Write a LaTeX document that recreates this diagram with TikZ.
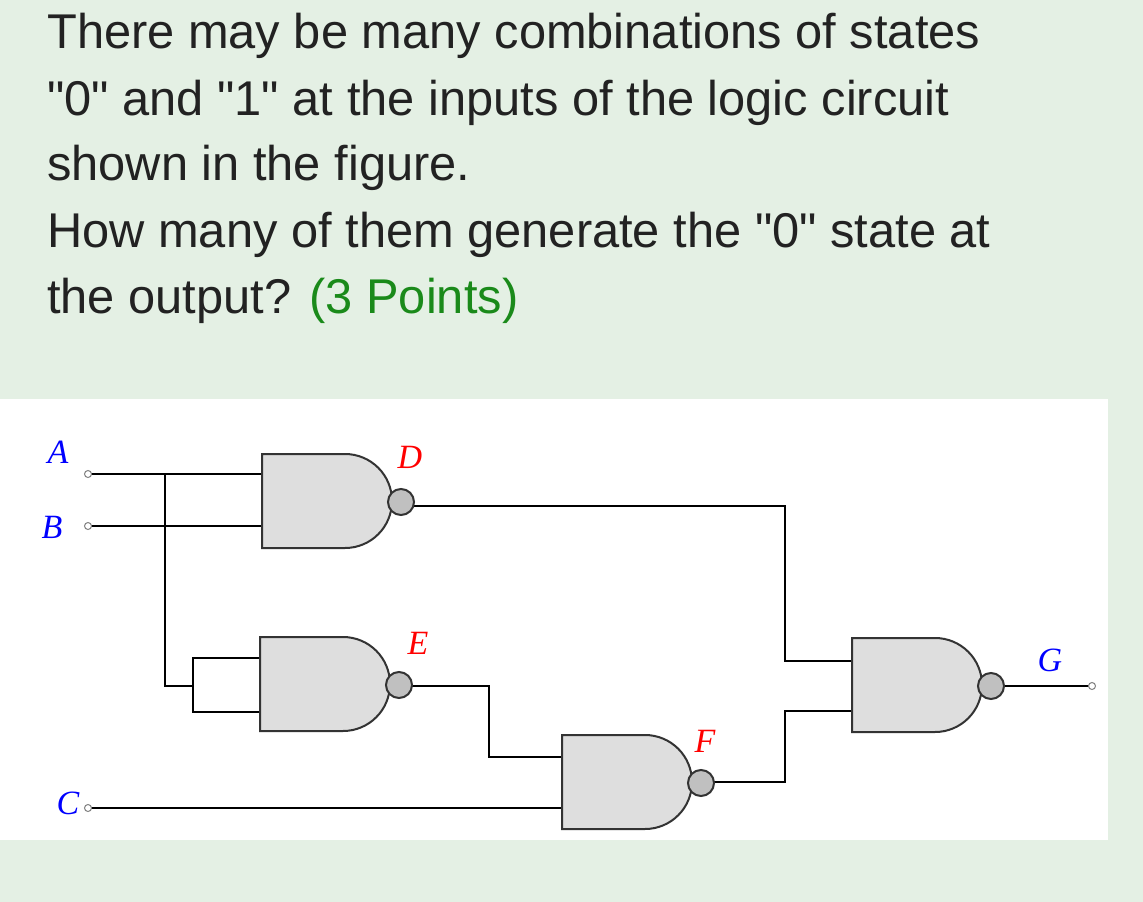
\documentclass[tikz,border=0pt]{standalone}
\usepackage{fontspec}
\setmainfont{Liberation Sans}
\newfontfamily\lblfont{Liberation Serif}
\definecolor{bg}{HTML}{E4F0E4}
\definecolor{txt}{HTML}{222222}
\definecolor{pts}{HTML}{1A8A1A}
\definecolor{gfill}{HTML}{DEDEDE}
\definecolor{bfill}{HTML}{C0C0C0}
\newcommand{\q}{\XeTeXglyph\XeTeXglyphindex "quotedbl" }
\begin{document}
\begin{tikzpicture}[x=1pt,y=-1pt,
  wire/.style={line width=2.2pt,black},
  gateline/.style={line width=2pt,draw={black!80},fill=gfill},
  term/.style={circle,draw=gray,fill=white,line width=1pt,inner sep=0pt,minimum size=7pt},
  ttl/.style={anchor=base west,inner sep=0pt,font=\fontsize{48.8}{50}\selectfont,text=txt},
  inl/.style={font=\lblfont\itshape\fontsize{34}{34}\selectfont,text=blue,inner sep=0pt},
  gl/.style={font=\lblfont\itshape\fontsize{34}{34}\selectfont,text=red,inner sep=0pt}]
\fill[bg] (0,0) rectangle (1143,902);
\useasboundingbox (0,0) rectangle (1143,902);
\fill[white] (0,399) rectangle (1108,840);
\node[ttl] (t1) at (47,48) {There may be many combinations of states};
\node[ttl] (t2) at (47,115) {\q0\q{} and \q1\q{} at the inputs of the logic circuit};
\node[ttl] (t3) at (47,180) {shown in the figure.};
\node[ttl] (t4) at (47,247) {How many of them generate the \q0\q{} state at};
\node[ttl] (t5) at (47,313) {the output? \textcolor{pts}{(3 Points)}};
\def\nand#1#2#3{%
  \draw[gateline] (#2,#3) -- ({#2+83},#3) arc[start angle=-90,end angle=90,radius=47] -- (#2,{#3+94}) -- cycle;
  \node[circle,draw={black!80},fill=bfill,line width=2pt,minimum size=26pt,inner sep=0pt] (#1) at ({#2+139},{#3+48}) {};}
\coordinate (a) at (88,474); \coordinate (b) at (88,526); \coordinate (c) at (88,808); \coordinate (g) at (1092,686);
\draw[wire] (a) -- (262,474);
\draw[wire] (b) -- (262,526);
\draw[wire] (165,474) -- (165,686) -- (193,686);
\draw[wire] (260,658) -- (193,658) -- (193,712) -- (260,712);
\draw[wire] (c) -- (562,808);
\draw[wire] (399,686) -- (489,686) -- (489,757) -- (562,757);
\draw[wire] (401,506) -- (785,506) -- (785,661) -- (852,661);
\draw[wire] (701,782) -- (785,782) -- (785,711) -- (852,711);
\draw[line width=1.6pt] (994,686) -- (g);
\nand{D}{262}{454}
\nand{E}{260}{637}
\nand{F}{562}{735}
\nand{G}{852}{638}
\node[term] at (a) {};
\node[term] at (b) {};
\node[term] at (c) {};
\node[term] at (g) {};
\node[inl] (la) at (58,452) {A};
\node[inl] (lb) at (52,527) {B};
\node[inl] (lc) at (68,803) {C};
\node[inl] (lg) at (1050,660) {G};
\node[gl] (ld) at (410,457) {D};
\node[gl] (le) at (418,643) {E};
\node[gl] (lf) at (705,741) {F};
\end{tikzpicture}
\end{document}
◇ ◇ ◇
* EXERCISE: In the copy, include no pictures; restate the listing above exactly.

* PROBLEM SOLUTION:
Write a LaTeX document that recreates this diagram with TikZ.
\documentclass[tikz,border=0pt]{standalone}
\usepackage{fontspec}
\setmainfont{Liberation Sans}
\newfontfamily\lblfont{Liberation Serif}
\definecolor{bg}{HTML}{E4F0E4}
\definecolor{txt}{HTML}{222222}
\definecolor{pts}{HTML}{1A8A1A}
\definecolor{gfill}{HTML}{DEDEDE}
\definecolor{bfill}{HTML}{C0C0C0}
\newcommand{\q}{\XeTeXglyph\XeTeXglyphindex "quotedbl" }
\begin{document}
\begin{tikzpicture}[x=1pt,y=-1pt,
  wire/.style={line width=2.2pt,black},
  gateline/.style={line width=2pt,draw={black!80},fill=gfill},
  term/.style={circle,draw=gray,fill=white,line width=1pt,inner sep=0pt,minimum size=7pt},
  ttl/.style={anchor=base west,inner sep=0pt,font=\fontsize{48.8}{50}\selectfont,text=txt},
  inl/.style={font=\lblfont\itshape\fontsize{34}{34}\selectfont,text=blue,inner sep=0pt},
  gl/.style={font=\lblfont\itshape\fontsize{34}{34}\selectfont,text=red,inner sep=0pt}]
\fill[bg] (0,0) rectangle (1143,902);
\useasboundingbox (0,0) rectangle (1143,902);
\fill[white] (0,399) rectangle (1108,840);
\node[ttl] (t1) at (47,48) {There may be many combinations of states};
\node[ttl] (t2) at (47,115) {\q0\q{} and \q1\q{} at the inputs of the logic circuit};
\node[ttl] (t3) at (47,180) {shown in the figure.};
\node[ttl] (t4) at (47,247) {How many of them generate the \q0\q{} state at};
\node[ttl] (t5) at (47,313) {the output? \textcolor{pts}{(3 Points)}};
\def\nand#1#2#3{%
  \draw[gateline] (#2,#3) -- ({#2+83},#3) arc[start angle=-90,end angle=90,radius=47] -- (#2,{#3+94}) -- cycle;
  \node[circle,draw={black!80},fill=bfill,line width=2pt,minimum size=26pt,inner sep=0pt] (#1) at ({#2+139},{#3+48}) {};}
\coordinate (a) at (88,474); \coordinate (b) at (88,526); \coordinate (c) at (88,808); \coordinate (g) at (1092,686);
\draw[wire] (a) -- (262,474);
\draw[wire] (b) -- (262,526);
\draw[wire] (165,474) -- (165,686) -- (193,686);
\draw[wire] (260,658) -- (193,658) -- (193,712) -- (260,712);
\draw[wire] (c) -- (562,808);
\draw[wire] (399,686) -- (489,686) -- (489,757) -- (562,757);
\draw[wire] (401,506) -- (785,506) -- (785,661) -- (852,661);
\draw[wire] (701,782) -- (785,782) -- (785,711) -- (852,711);
\draw[line width=1.6pt] (994,686) -- (g);
\nand{D}{262}{454}
\nand{E}{260}{637}
\nand{F}{562}{735}
\nand{G}{852}{638}
\node[term] at (a) {};
\node[term] at (b) {};
\node[term] at (c) {};
\node[term] at (g) {};
\node[inl] (la) at (58,452) {A};
\node[inl] (lb) at (52,527) {B};
\node[inl] (lc) at (68,803) {C};
\node[inl] (lg) at (1050,660) {G};
\node[gl] (ld) at (410,457) {D};
\node[gl] (le) at (418,643) {E};
\node[gl] (lf) at (705,741) {F};
\end{tikzpicture}
\end{document}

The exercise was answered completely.